▼
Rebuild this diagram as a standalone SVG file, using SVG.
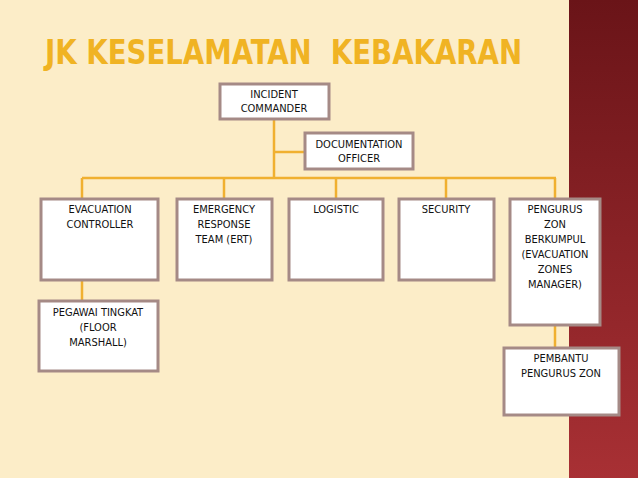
<svg xmlns="http://www.w3.org/2000/svg" width="638" height="478" viewBox="0 0 638 478">
<defs>
<linearGradient id="red" x1="0" y1="0" x2="0" y2="1"><stop offset="0" stop-color="#6a1418"/><stop offset="1" stop-color="#a83034"/></linearGradient>
<style>
.b{fill:#fff;stroke:#a58a86;stroke-width:3}
.t{font-family:"DejaVu Sans Condensed","DejaVu Sans",sans-serif;font-size:11px;fill:#111;text-anchor:middle}
.c{stroke:#f0b030;stroke-width:2.5;fill:none}
</style>
</defs>
<rect width="638" height="478" fill="#fcedc8"/>
<rect x="569" width="69" height="478" fill="url(#red)"/>
<text x="45" y="64" xml:space="preserve" textLength="477" lengthAdjust="spacingAndGlyphs" font-family="'DejaVu Sans Condensed','DejaVu Sans',sans-serif" font-weight="bold" font-size="34" fill="#f0b323">JK KESELAMATAN  KEBAKARAN</text>
<g id="connectors">
<path class="c" d="M274 119V178M274 152H304M82 178H556M82 178V198M224 178V198M336 178V198M446 178V198M555 178V198M82 280V301M555 325V348"/>
</g>
<g id="ic"><rect class="b" x="220" y="84" width="109" height="35"/><text class="t" x="274" y="98">INCIDENT</text><text class="t" x="274" y="112">COMMANDER</text></g>
<g id="doc"><rect class="b" x="305" y="133" width="108" height="36"/><text class="t" x="359" y="148">DOCUMENTATION</text><text class="t" x="359" y="162">OFFICER</text></g>
<g id="evac"><rect class="b" x="41" y="199" width="117" height="81"/><text class="t" x="100" y="213">EVACUATION</text><text class="t" x="100" y="228">CONTROLLER</text></g>
<g id="ert"><rect class="b" x="177" y="199" width="95" height="81"/><text class="t" x="224" y="213">EMERGENCY</text><text class="t" x="224" y="228">RESPONSE</text><text class="t" x="224" y="243">TEAM (ERT)</text></g>
<g id="logistic"><rect class="b" x="289" y="199" width="94" height="81"/><text class="t" x="336" y="213">LOGISTIC</text></g>
<g id="security"><rect class="b" x="399" y="199" width="95" height="81"/><text class="t" x="446" y="213">SECURITY</text></g>
<g id="pengurus"><rect class="b" x="510" y="199" width="90" height="126"/><text class="t" x="555" y="213">PENGURUS</text><text class="t" x="555" y="228">ZON</text><text class="t" x="555" y="243">BERKUMPUL</text><text class="t" x="555" y="258">(EVACUATION</text><text class="t" x="555" y="273">ZONES</text><text class="t" x="555" y="288">MANAGER)</text></g>
<g id="pegawai"><rect class="b" x="39" y="301" width="119" height="70"/><text class="t" x="98" y="316">PEGAWAI TINGKAT</text><text class="t" x="98" y="331">(FLOOR</text><text class="t" x="98" y="346">MARSHALL)</text></g>
<g id="pembantu"><rect class="b" x="504" y="348" width="115" height="67"/><text class="t" x="561" y="362">PEMBANTU</text><text class="t" x="561" y="377">PENGURUS ZON</text></g>
</svg>
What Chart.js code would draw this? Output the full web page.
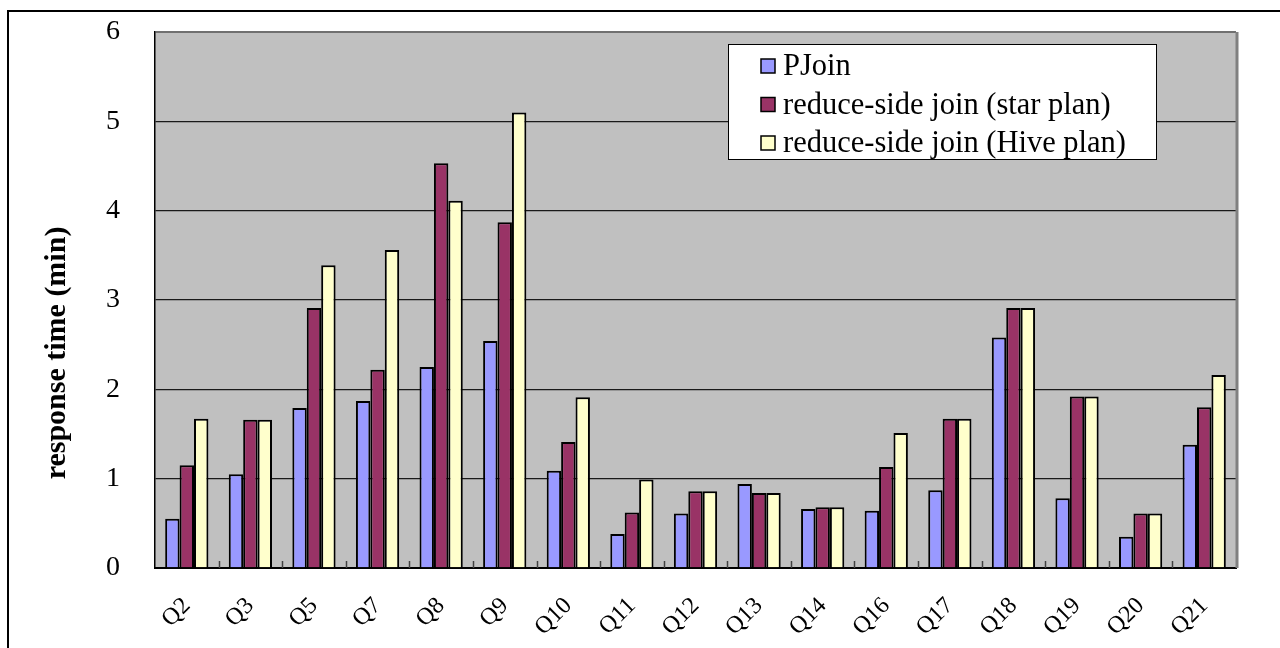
<!DOCTYPE html>
<html>
<head>
<meta charset="utf-8">
<title>Response time per query</title>
<script src="https://cdn.jsdelivr.net/npm/chart.js@4/dist/chart.umd.min.js"></script>
<style>
  html, body { margin: 0; padding: 0; background: #ffffff; }
  canvas { display: block; }
</style>
</head>
<body>
<canvas id="chart" width="1280" height="648"></canvas>
<script>
// Queries on the x axis
const categories = ['Q2','Q3','Q5','Q7','Q8','Q9','Q10','Q11','Q12','Q13','Q14','Q16','Q17','Q18','Q19','Q20','Q21'];

// Response time in minutes for each join strategy
const pjoinTimes = [0.55, 1.05, 1.79, 1.87, 2.25, 2.54, 1.09, 0.38, 0.61, 0.94, 0.66, 0.64, 0.87, 2.58, 0.78, 0.35, 1.38];
const starPlanTimes = [1.15, 1.66, 2.91, 2.22, 4.53, 3.87, 1.41, 0.62, 0.86, 0.84, 0.68, 1.13, 1.67, 2.91, 1.92, 0.61, 1.80];
const hivePlanTimes = [1.67, 1.66, 3.39, 3.56, 4.11, 5.10, 1.91, 0.99, 0.86, 0.84, 0.68, 1.51, 1.67, 2.91, 1.92, 0.61, 2.16];

const seriesNames = ['PJoin', 'reduce-side join (star plan)', 'reduce-side join (Hive plan)'];
const seriesColors = ['#9999FF', '#993366', '#FFFFCC'];

// Y axis range and tick step
const yMin = 0, yMax = 6, yStep = 1;

const yTitle = 'response time (min)';
const serif = '"Liberation Serif", "Times New Roman", serif';

// Frame, plot background, legend box, axis title and inward category ticks
const decorations = {
  id: 'decorations',
  beforeDraw(chart) {
    const ctx = chart.ctx;
    const a = chart.chartArea;
    ctx.save();
    ctx.fillStyle = '#ffffff';
    ctx.fillRect(0, 0, chart.width, chart.height);
    ctx.strokeStyle = '#000000';
    ctx.lineWidth = 2;
    ctx.strokeRect(8, 11, chart.width + 20, chart.height + 20);
    ctx.fillStyle = '#C0C0C0';
    ctx.fillRect(a.left, a.top, a.right - a.left, a.bottom - a.top);
    ctx.restore();
  },
  afterDraw(chart) {
    const ctx = chart.ctx;
    const a = chart.chartArea;
    const xs = chart.scales.x;
    ctx.save();

    // right edge of the plot
    ctx.strokeStyle = '#808080';
    ctx.lineWidth = 3;
    ctx.beginPath();
    ctx.moveTo(a.right + 1, a.top);
    ctx.lineTo(a.right + 1, a.bottom);
    ctx.stroke();

    // small ticks between categories, pointing into the plot
    ctx.strokeStyle = '#404040';
    ctx.lineWidth = 1.5;
    const n = categories.length;
    const step = (a.right - a.left) / n;
    for (let i = 1; i < n; i++) {
      const x = Math.round(xs.getPixelForTick(i) - step / 2) + 0.5;
      ctx.beginPath();
      ctx.moveTo(x, a.bottom);
      ctx.lineTo(x, a.bottom - 7);
      ctx.stroke();
    }

    // y axis title
    ctx.fillStyle = '#000000';
    ctx.font = 'bold 30px ' + serif;
    ctx.textAlign = 'center';
    ctx.textBaseline = 'middle';
    ctx.translate(57, 353);
    ctx.rotate(-Math.PI / 2);
    ctx.fillText(yTitle, 0, 0);
    ctx.restore();

    // legend
    ctx.save();
    ctx.fillStyle = '#ffffff';
    ctx.fillRect(728, 44, 428, 115);
    ctx.strokeStyle = '#000000';
    ctx.lineWidth = 1;
    ctx.strokeRect(728.5, 44.5, 428, 115);
    const rows = [66, 104.5, 143];
    ctx.font = '30.5px ' + serif;
    ctx.textAlign = 'left';
    ctx.textBaseline = 'middle';
    chart.data.datasets.forEach((ds, i) => {
      const cy = rows[i];
      ctx.fillStyle = ds.backgroundColor;
      ctx.fillRect(761, cy - 7, 14, 14);
      ctx.strokeStyle = '#000000';
      ctx.lineWidth = 1.5;
      ctx.strokeRect(761, cy - 7, 14, 14);
      ctx.fillStyle = '#000000';
      ctx.fillText(ds.label, 783, cy + 1);
    });
    ctx.restore();
  }
};

const datasets = [pjoinTimes, starPlanTimes, hivePlanTimes].map((values, i) => ({
  label: seriesNames[i],
  data: values,
  backgroundColor: seriesColors[i],
  borderColor: '#000000',
  borderWidth: 2,
  borderSkipped: 'bottom',
  categoryPercentage: 0.68,
  barPercentage: 1.0
}));

new Chart(document.getElementById('chart'), {
  type: 'bar',
  data: { labels: categories, datasets },
  options: {
    responsive: false,
    animation: false,
    devicePixelRatio: 1,
    layout: { padding: { top: 32, right: 44, left: 0, bottom: 0 } },
    plugins: {
      legend: { display: false },
      tooltip: { enabled: false }
    },
    scales: {
      x: {
        offset: true,
        afterFit(scale) {
          scale.height = 80;
          scale.paddingTop = 0;
          scale.paddingBottom = 0;
        },
        grid: { display: false, drawTicks: false },
        border: { display: true, color: '#000000', width: 2 },
        ticks: {
          autoSkip: false,
          minRotation: 45,
          maxRotation: 45,
          padding: 24,
          color: '#000000',
          font: { family: serif, size: 24 }
        }
      },
      y: {
        min: yMin,
        max: yMax,
        afterFit(scale) {
          scale.width = 155;
          scale.paddingTop = 0;
          scale.paddingBottom = 0;
        },
        grid: {
          drawTicks: false,
          color: (c) => (c.tick && c.tick.value === yMax) ? '#707070' : '#1a1a1a',
          lineWidth: (c) => (c.tick && c.tick.value === yMax) ? 2 : 1.3
        },
        border: { display: true, color: '#000000', width: 1.5 },
        ticks: {
          stepSize: yStep,
          padding: 35,
          color: '#000000',
          font: { family: serif, size: 28 }
        }
      }
    }
  },
  plugins: [decorations]
});
</script>
</body>
</html>
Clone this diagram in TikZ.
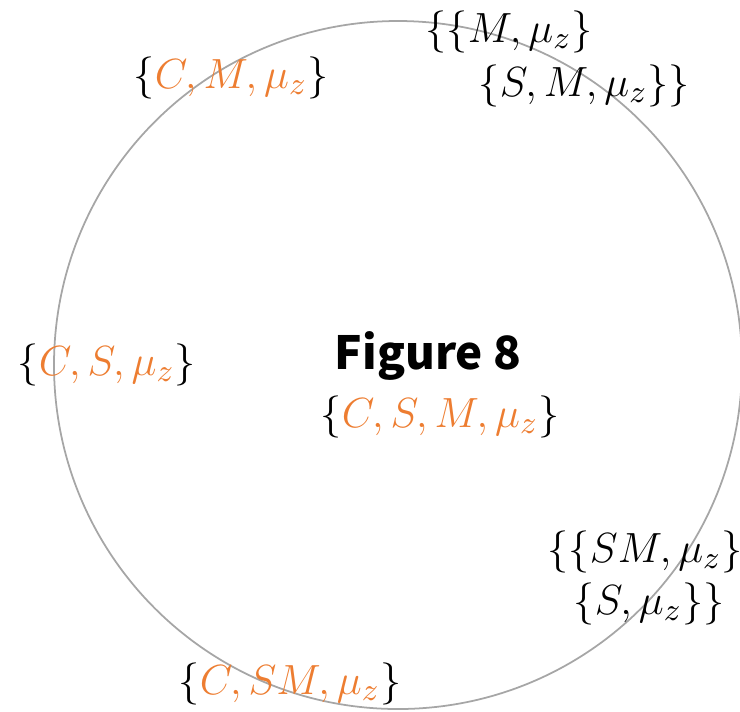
\documentclass[tikz,border=0pt]{standalone}
\usepackage{amsmath}
\usepackage{fontspec}
\newfontfamily\titlefont{Noto Sans CJK JP}
\usepackage{tikz}
\usetikzlibrary{positioning}

\definecolor{setorange}{RGB}{237,125,49}
\definecolor{ringgray}{RGB}{166,166,166}
\newcommand{\orn}[1]{\textcolor{setorange}{#1}}

\begin{document}
\begin{tikzpicture}[x=0.01cm,y=-0.01cm,
  ring/.style={draw=ringgray,line width=0.5pt},
  setlbl/.style={inner sep=0pt,anchor=west,font=\fontsize{13}{15}\selectfont},
  title/.style={inner sep=0pt,font=\titlefont\bfseries\fontsize{13}{15}\selectfont}]
  \useasboundingbox (0,0) rectangle (740,711);
  \clip (0,0) rectangle (740,711);
  \draw[ring] (398,365) circle (344);
  % labels round the ring
  \node[setlbl] (cm) at (133,78) {$\{\orn{C,M,\mu_z}\}$};
  \node[setlbl] (mz) at (425,32) {$\{\{M,\mu_z\}$};
  \node[setlbl] (smz) at (478,86) {$\{S,M,\mu_z\}\}$};
  \node[setlbl] (cs) at (17,365) {$\{\orn{C,S,\mu_z}\}$};
  \node[setlbl] (smmz) at (547,552) {$\{\{SM,\mu_z\}$};
  \node[setlbl] (sz) at (573,604) {$\{S,\mu_z\}\}$};
  \node[setlbl] (csm) at (178,684) {$\{\orn{C,SM,\mu_z}\}$};
  % centre
  \node[title] (fig) at (428,356) {Figure 8};
  \node[setlbl] (csmz) at (320,417) {$\{\orn{C,S,M,\mu_z}\}$};
\end{tikzpicture}
\end{document}
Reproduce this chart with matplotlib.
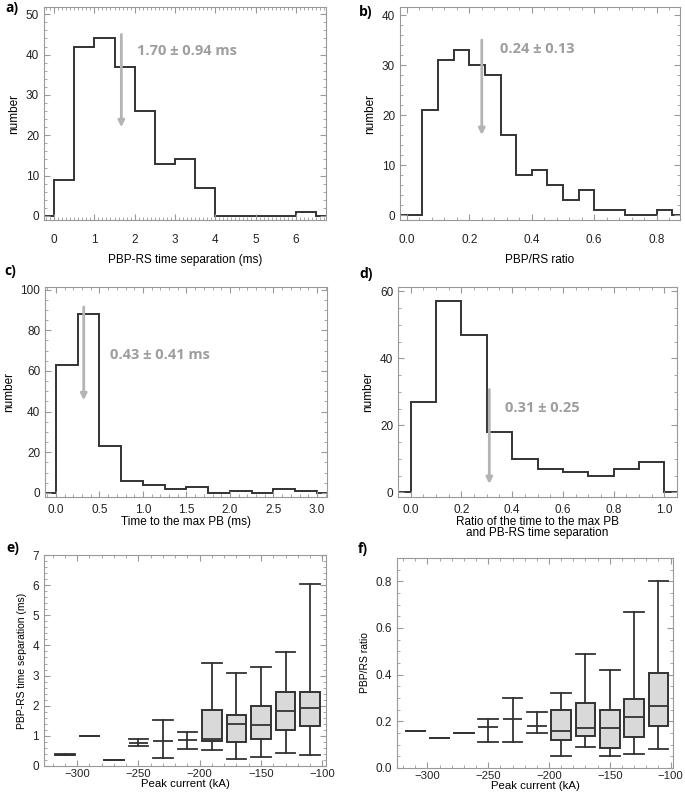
import numpy as np
import matplotlib
matplotlib.use('Agg')
import matplotlib.pyplot as plt
from matplotlib.ticker import MultipleLocator

plt.rcParams['font.family'] = ['Liberation Sans', 'DejaVu Sans']

W, H = 685, 797

# ---- histogram data ----
a_start, a_width = 0.0, 0.5
a_counts = [9, 42, 44, 37, 26, 13, 14, 7, 0, 0, 0, 0, 1]
b_start, b_width = 0.05, 0.05
b_counts = [21, 31, 33, 30, 28, 16, 8, 9, 6, 3, 5, 1, 1, 0, 0, 1]
c_start, c_width = 0.0, 0.25
c_counts = [63, 88, 23, 6, 4, 2, 3, 0, 1, 0, 2, 1]
d_start, d_width = 0.0, 0.1
d_counts = [27, 57, 47, 18, 10, 7, 6, 5, 7, 9]

a_mean, a_text = 1.70, '1.70 ± 0.94 ms'
b_mean, b_text = 0.24, '0.24 ± 0.13'
c_mean, c_text = 0.32, '0.43 ± 0.41 ms'
d_mean, d_text = 0.31, '0.31 ± 0.25'

# ---- box plot data (peak current bins, kA) ----
current = [-310, -290, -270, -250, -230, -210, -190, -170, -150, -130, -110]
has_box = [False, False, False, False, False, False, True, True, True, True, True]
e_lo = [0.36, 1.00, 0.20, 0.65, 0.28, 0.58, 0.53, 0.22, 0.30, 0.42, 0.38]
e_q1 = [0.38, 1.00, 0.20, 0.75, 0.83, 0.87, 0.83, 0.79, 0.88, 1.18, 1.32]
e_med = [0.38, 1.00, 0.20, 0.75, 0.83, 0.87, 0.90, 1.40, 1.36, 1.83, 1.93]
e_q3 = [0.38, 1.00, 0.20, 0.75, 0.83, 0.87, 1.87, 1.68, 1.99, 2.44, 2.44]
e_hi = [0.40, 1.00, 0.20, 0.91, 1.53, 1.13, 3.43, 3.10, 3.30, 3.77, 6.03]

f_lo = [0.16, 0.13, 0.15, 0.11, 0.11, 0.15, 0.05, 0.09, 0.05, 0.06, 0.08]
f_q1 = [0.16, 0.13, 0.15, 0.177, 0.21, 0.18, 0.12, 0.138, 0.085, 0.135, 0.178]
f_med = [0.16, 0.13, 0.15, 0.177, 0.21, 0.18, 0.16, 0.17, 0.17, 0.22, 0.265]
f_q3 = [0.16, 0.13, 0.15, 0.177, 0.21, 0.18, 0.25, 0.278, 0.25, 0.295, 0.407]
f_hi = [0.16, 0.13, 0.15, 0.21, 0.30, 0.24, 0.32, 0.49, 0.42, 0.67, 0.80]

line_col = '#333333'
spine_col = '#999999'
note_col = '#9e9e9e'
arrow_col = '#b4b4b4'

fig = plt.figure(figsize=(W / 100, H / 100), dpi=100)


def make_ax(l, t, r, b):
    ax = fig.add_axes([l / W, 1 - b / H, (r - l) / W, (b - t) / H])
    for s in ax.spines.values():
        s.set_color(spine_col)
        s.set_linewidth(0.8)
    ax.tick_params(which='both', direction='in', top=True, right=True,
                   color=spine_col, labelsize=8.5, labelcolor='#222222')
    ax.tick_params(which='major', length=4)
    ax.tick_params(which='minor', length=2)
    return ax


def hist_panel(ax, start, width, counts, xlim):
    n = len(counts)
    edges = [xlim[0]] + [start + width * i for i in range(n + 1)] + [xlim[1]]
    vals = [0] + list(counts) + [0]
    ax.stairs(vals, edges, baseline=None, color=line_col, lw=1.4)
    ax.set_xlim(*xlim)
    ax.set_ylabel('number', fontsize=8.5)


def arrow(ax, x, ytop, ybot, text, tx, ty):
    ax.annotate('', xy=(x, ybot), xytext=(x, ytop),
                arrowprops=dict(arrowstyle='-|>', color=arrow_col, lw=2,
                                mutation_scale=9, shrinkA=0, shrinkB=0))
    ax.text(tx, ty, text, color=note_col, fontsize=10.5, fontweight='bold',
            family=['Open Sans', 'DejaVu Sans'], va='center', ha='left')


def label(x, y, s):
    fig.text(x / W, 1 - y / H, s, fontsize=10, fontweight='bold',
             family=['Open Sans', 'DejaVu Sans'], va='center', ha='left')


# a)
ax = make_ax(44, 7, 326, 220)
hist_panel(ax, a_start, a_width, a_counts, (-0.25, 6.75))
ax.set_ylim(-1, 51.8)
ax.xaxis.set_major_locator(MultipleLocator(1))
ax.xaxis.set_minor_locator(MultipleLocator(0.1))
ax.yaxis.set_major_locator(MultipleLocator(10))
ax.yaxis.set_minor_locator(MultipleLocator(2))
ax.tick_params(axis='x', pad=10)
ax.set_xlabel('PBP-RS time separation (ms)', fontsize=8.5, labelpad=6)
arrow(ax, a_mean - 0.03, 45, 22, a_text, 2.05, 41)
label(5, 8, 'a)')

# b)
ax = make_ax(400, 7, 680, 220)
hist_panel(ax, b_start, b_width, b_counts, (-0.022, 0.875))
ax.set_ylim(-1, 41.6)
ax.xaxis.set_major_locator(MultipleLocator(0.2))
ax.xaxis.set_minor_locator(MultipleLocator(0.04))
ax.xaxis.set_major_formatter(lambda v, p: f'{v:.1f}')
ax.yaxis.set_major_locator(MultipleLocator(10))
ax.yaxis.set_minor_locator(MultipleLocator(2))
ax.tick_params(axis='x', pad=10)
ax.set_xlabel('PBP/RS ratio', fontsize=8.5, labelpad=6)
arrow(ax, b_mean, 35, 16, b_text, 0.297, 33.2)
label(359, 12, 'b)')

# c)
ax = make_ax(45, 287, 327, 497)
hist_panel(ax, c_start, c_width, c_counts, (-0.125, 3.115))
ax.set_ylim(-2, 101.3)
ax.xaxis.set_major_locator(MultipleLocator(0.5))
ax.xaxis.set_minor_locator(MultipleLocator(0.1))
ax.xaxis.set_major_formatter(lambda v, p: f'{v:.1f}')
ax.yaxis.set_major_locator(MultipleLocator(20))
ax.yaxis.set_minor_locator(MultipleLocator(5))
ax.tick_params(axis='x', pad=5)
ax.set_xlabel('Time to the max PB (ms)', fontsize=8.5, labelpad=0)
arrow(ax, c_mean, 91.5, 45.6, c_text, 0.62, 68)
label(4, 271, 'c)')

# d)
ax = make_ax(398, 287, 677, 497)
hist_panel(ax, d_start, d_width, d_counts, (-0.05, 1.05))
ax.set_ylim(-1.4, 61.3)
ax.xaxis.set_major_locator(MultipleLocator(0.2))
ax.xaxis.set_minor_locator(MultipleLocator(0.05))
ax.xaxis.set_major_formatter(lambda v, p: f'{v:.1f}')
ax.yaxis.set_major_locator(MultipleLocator(20))
ax.yaxis.set_minor_locator(MultipleLocator(5))
ax.tick_params(axis='x', pad=5)
ax.set_xlabel('Ratio of the time to the max PB\nand PB-RS time separation',
              fontsize=8.5, labelpad=0, linespacing=0.95)
arrow(ax, d_mean, 30.7, 2.5, d_text, 0.372, 25.3)
label(359, 274, 'd)')


def box_panel(ax, lo, q1, med, q3, hi, xlim, ylim):
    small, boxed = [], []
    for i, x in enumerate(current):
        st = dict(med=med[i], q1=q1[i], q3=q3[i], whislo=lo[i], whishi=hi[i],
                  fliers=[])
        (boxed if has_box[i] else small).append((x, st))
    lp = dict(color=line_col, lw=1.3)
    ax.bxp([s for _, s in small], positions=[x for x, _ in small], widths=16,
           capwidths=16, showbox=False, showfliers=False, manage_ticks=False,
           whiskerprops=lp, capprops=lp, medianprops=lp)
    ax.bxp([s for _, s in boxed], positions=[x for x, _ in boxed], widths=16,
           capwidths=16, patch_artist=True, showfliers=False, manage_ticks=False,
           boxprops=dict(facecolor='#d9d9d9', edgecolor=line_col, lw=1.4),
           whiskerprops=lp, capprops=lp, medianprops=lp)
    ax.set_xlim(*xlim)
    ax.set_ylim(*ylim)
    ax.xaxis.set_major_locator(MultipleLocator(50))
    ax.xaxis.set_minor_locator(MultipleLocator(10))
    ax.tick_params(axis='x', pad=2, labelsize=8.2)
    ax.set_xlabel('Peak current (kA)', fontsize=8.2, labelpad=0.5)


# e)
ax = make_ax(44, 555, 326, 766)
box_panel(ax, e_lo, e_q1, e_med, e_q3, e_hi, (-327, -97), (0, 7))
ax.yaxis.set_major_locator(MultipleLocator(1))
ax.yaxis.set_minor_locator(MultipleLocator(0.2))
ax.set_ylabel('PBP-RS time separation (ms)', fontsize=7.5)
label(6, 548, 'e)')

# f)
ax = make_ax(397, 558, 673, 768)
box_panel(ax, f_lo, f_q1, f_med, f_q3, f_hi, (-325, -98), (0, 0.9))
ax.yaxis.set_major_locator(MultipleLocator(0.2))
ax.yaxis.set_minor_locator(MultipleLocator(0.05))
ax.yaxis.set_major_formatter(lambda v, p: f'{v:.1f}')
ax.set_ylabel('PBP/RS ratio', fontsize=7.5)
label(358, 549, 'f)')

fig.savefig('out.png', dpi=100)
▲
Print out, exactly and with nothing added, the lines starting at the line holding "Reproduce this chart with matplotlib." and ending at the line holding "7, 6, 5, 7, 9]", minus any pictures.

▸ **Task response**
Reproduce this chart with matplotlib.
import numpy as np
import matplotlib
matplotlib.use('Agg')
import matplotlib.pyplot as plt
from matplotlib.ticker import MultipleLocator

plt.rcParams['font.family'] = ['Liberation Sans', 'DejaVu Sans']

W, H = 685, 797

# ---- histogram data ----
a_start, a_width = 0.0, 0.5
a_counts = [9, 42, 44, 37, 26, 13, 14, 7, 0, 0, 0, 0, 1]
b_start, b_width = 0.05, 0.05
b_counts = [21, 31, 33, 30, 28, 16, 8, 9, 6, 3, 5, 1, 1, 0, 0, 1]
c_start, c_width = 0.0, 0.25
c_counts = [63, 88, 23, 6, 4, 2, 3, 0, 1, 0, 2, 1]
d_start, d_width = 0.0, 0.1
d_counts = [27, 57, 47, 18, 10, 7, 6, 5, 7, 9]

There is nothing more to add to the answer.